## [Task directions]
Check each line of the listing, and copy it if it contains the word "this".

## START Entries provided

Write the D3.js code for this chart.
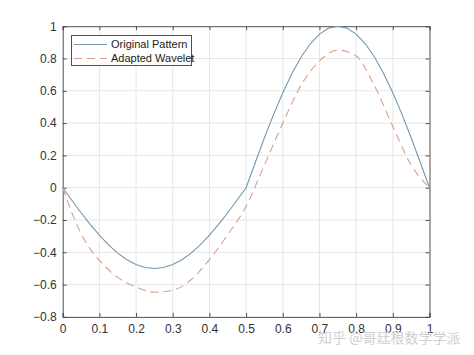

## END Entries provided
## START Entries provided

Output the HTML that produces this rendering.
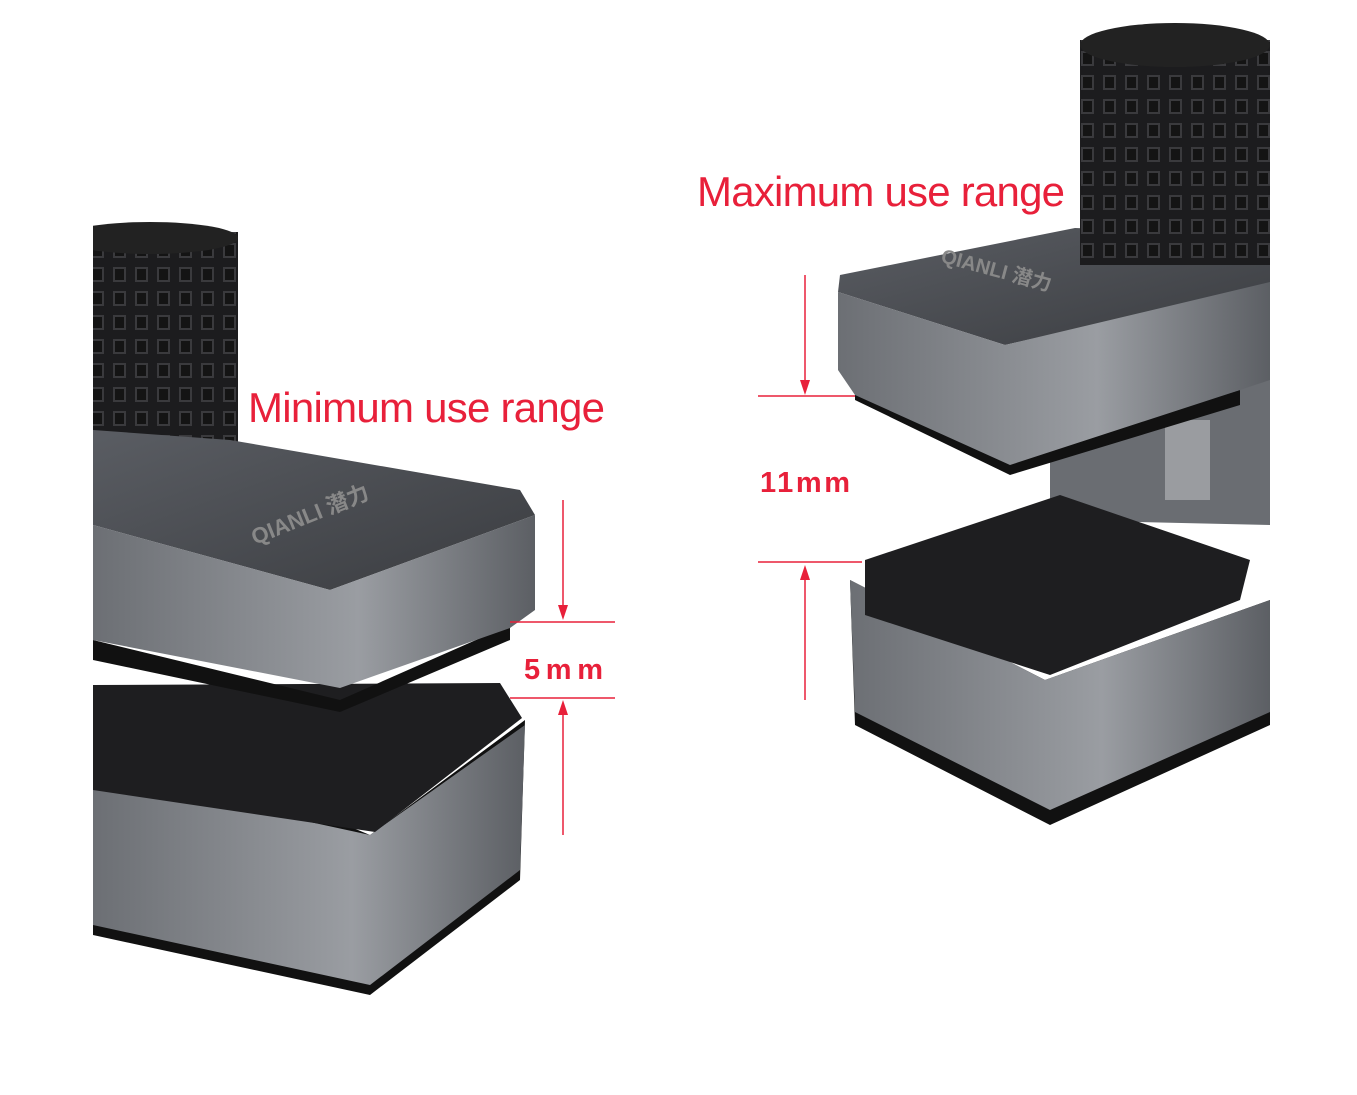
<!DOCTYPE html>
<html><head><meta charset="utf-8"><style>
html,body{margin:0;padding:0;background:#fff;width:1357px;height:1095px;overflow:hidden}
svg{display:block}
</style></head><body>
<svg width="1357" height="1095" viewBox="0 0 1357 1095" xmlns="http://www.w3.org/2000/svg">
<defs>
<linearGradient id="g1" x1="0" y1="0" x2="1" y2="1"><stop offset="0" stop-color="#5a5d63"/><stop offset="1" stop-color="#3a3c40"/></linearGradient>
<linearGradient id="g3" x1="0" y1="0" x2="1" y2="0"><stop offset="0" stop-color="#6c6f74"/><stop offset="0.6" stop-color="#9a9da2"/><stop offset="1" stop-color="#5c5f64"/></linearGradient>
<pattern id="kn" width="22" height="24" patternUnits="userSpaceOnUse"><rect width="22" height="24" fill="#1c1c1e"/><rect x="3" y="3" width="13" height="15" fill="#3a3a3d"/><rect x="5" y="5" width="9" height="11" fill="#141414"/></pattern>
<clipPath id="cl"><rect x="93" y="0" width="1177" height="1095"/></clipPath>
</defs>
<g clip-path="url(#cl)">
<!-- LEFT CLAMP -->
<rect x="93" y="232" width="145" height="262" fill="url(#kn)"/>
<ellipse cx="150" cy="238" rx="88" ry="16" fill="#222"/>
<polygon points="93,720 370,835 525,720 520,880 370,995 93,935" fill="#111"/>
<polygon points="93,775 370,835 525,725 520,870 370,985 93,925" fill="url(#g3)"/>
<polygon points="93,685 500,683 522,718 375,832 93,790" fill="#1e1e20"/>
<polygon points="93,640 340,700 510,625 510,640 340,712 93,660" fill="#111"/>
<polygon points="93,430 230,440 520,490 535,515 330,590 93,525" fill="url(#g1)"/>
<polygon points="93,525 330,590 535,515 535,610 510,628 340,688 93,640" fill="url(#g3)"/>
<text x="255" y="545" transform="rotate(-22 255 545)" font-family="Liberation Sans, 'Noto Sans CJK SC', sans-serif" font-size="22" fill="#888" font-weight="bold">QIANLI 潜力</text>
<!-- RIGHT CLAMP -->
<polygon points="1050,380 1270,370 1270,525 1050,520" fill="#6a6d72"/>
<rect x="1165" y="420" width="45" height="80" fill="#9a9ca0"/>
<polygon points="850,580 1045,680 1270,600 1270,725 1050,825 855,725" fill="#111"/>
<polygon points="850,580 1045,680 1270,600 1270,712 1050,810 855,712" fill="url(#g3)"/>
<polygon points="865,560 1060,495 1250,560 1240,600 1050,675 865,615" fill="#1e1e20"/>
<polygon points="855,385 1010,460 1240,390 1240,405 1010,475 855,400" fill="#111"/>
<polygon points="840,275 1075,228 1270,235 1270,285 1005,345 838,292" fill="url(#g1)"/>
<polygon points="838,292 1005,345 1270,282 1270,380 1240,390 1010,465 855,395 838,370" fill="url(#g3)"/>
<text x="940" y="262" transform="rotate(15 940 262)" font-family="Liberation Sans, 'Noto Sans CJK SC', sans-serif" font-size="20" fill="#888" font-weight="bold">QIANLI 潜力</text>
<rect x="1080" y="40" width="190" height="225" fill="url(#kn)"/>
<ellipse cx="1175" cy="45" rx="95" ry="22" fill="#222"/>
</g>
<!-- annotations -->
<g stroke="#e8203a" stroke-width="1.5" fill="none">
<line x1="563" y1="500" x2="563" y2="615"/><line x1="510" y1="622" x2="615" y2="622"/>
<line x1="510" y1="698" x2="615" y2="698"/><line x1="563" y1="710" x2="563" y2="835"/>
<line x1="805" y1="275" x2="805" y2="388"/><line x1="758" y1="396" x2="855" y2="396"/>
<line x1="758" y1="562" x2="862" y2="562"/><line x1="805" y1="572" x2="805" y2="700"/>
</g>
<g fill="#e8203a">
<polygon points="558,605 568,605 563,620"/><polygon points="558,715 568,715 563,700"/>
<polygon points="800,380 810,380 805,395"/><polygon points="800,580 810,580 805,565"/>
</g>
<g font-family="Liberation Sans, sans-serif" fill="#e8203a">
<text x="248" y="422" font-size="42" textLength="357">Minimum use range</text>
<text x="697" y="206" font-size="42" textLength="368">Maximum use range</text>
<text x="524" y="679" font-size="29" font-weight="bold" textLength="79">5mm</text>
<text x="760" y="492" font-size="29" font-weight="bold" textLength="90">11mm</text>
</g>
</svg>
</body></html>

## END Entries provided
## START Entries provided

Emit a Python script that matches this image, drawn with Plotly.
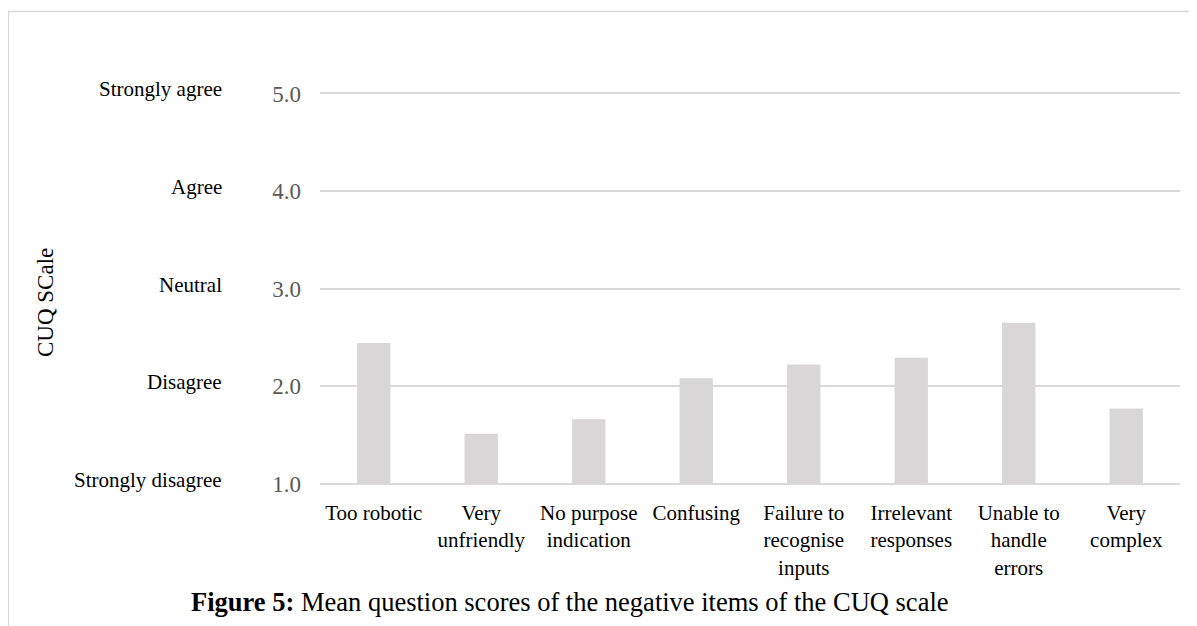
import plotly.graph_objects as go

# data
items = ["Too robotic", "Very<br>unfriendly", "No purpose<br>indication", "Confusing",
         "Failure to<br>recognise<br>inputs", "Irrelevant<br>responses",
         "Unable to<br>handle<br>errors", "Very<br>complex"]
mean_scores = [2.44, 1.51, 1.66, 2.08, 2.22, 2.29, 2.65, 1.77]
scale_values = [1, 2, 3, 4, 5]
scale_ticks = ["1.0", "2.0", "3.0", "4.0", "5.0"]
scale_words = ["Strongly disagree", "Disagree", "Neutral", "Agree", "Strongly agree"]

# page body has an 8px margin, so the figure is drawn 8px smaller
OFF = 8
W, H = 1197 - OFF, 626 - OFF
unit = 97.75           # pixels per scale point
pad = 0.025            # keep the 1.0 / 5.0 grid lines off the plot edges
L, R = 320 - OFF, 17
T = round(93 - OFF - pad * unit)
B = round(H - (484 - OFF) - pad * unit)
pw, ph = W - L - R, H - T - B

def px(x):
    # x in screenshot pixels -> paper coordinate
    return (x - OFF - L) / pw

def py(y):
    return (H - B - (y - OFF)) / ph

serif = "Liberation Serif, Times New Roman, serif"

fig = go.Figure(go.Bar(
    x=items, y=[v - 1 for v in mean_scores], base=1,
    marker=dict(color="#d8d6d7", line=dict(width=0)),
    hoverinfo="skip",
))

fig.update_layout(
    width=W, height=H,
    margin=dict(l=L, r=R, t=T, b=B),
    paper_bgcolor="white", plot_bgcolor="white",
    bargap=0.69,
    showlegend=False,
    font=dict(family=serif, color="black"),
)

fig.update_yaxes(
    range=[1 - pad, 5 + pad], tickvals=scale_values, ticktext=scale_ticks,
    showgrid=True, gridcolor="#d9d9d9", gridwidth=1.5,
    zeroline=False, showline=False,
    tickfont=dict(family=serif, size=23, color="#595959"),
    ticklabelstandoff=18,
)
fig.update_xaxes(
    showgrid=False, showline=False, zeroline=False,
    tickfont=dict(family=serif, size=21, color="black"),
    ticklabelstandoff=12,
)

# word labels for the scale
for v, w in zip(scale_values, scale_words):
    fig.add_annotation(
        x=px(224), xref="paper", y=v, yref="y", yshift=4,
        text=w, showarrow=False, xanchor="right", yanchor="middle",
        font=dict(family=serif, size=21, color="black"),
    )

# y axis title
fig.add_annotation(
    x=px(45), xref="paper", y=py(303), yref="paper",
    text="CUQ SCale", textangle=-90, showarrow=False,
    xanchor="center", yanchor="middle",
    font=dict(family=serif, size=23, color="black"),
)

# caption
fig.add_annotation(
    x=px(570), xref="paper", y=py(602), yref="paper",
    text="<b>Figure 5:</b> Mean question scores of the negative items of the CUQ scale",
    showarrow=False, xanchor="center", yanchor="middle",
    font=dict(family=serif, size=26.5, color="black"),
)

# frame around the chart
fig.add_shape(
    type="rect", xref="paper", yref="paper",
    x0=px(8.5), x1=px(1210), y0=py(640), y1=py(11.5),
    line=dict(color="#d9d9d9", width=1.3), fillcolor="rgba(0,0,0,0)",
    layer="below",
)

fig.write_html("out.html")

## END Entries provided

## [The solution]
Write the D3.js code for this chart.
Output the HTML that produces this rendering.
Emit a Python script that matches this image, drawn with Plotly.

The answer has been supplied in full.